Court's Reasoning on Estoppel
The appellate court further assessed the principle of estoppel, arguing that it would be inequitable for Matsumoto to pursue claims against Iwata while simultaneously disavowing the arbitration agreement that governed his employment relationship with Auto. The court highlighted that most of Matsumoto’s claims were based on his employment, which was directly linked to the arbitration agreement. Citing Rowe v. Exline, the court explained that a party cannot benefit from a contract while simultaneously avoiding its obligations under that same contract. Thus, the court concluded that applying estoppel principles would prevent Matsumoto from sidestepping arbitration with Iwata, reinforcing the notion that Iwata's non-signatory status was insufficient to preclude arbitration.
Court's Reasoning on Risk of Inconsistent Rulings
The court addressed the trial court's concerns regarding the risk of inconsistent rulings due to Iwata's non-consenting status. The appellate court posited that the risk was largely theoretical, as Iwata had not been served and had not expressed any resistance to arbitration. The court reasoned that an unserved defendant does not create an actual risk of conflicting rulings, similar to the situation with Doe defendants, who do not prevent arbitration of claims against other parties. Consequently, the court concluded that the perceived risk was minimal and did not outweigh the strong public policy favoring arbitration. This reasoning highlighted that the practical implications of Iwata’s status did not merit denying the motion to compel arbitration.

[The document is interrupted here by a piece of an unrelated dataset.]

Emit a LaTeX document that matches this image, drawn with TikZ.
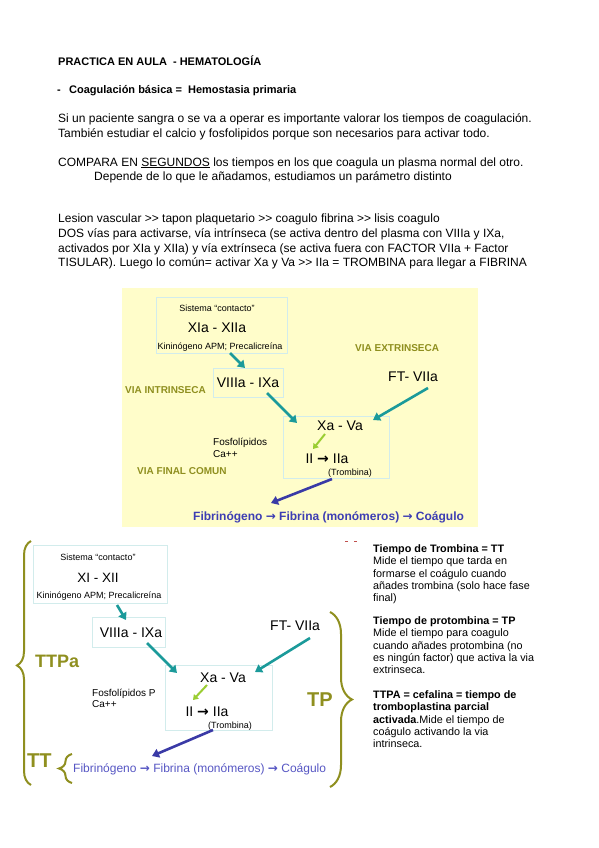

Court's Reasoning on Abuse of Discretion
The appellate court found that the trial court had abused its discretion in denying Auto's motion to compel arbitration. It noted that California law strongly favors arbitration as an efficient and cost-effective means for resolving disputes. The court criticized the trial court for focusing on a hypothetical risk of conflicting rulings without adequately considering the actual circumstances, such as Iwata's unserved status and lack of opposition to arbitration. The court underscored that the trial court's reasoning did not align with established legal principles favoring arbitration agreements. Thus, the appellate court concluded that the trial court's decision was based on a mistaken legal premise and ultimately reversed the ruling, emphasizing the need to uphold arbitration agreements whenever possible.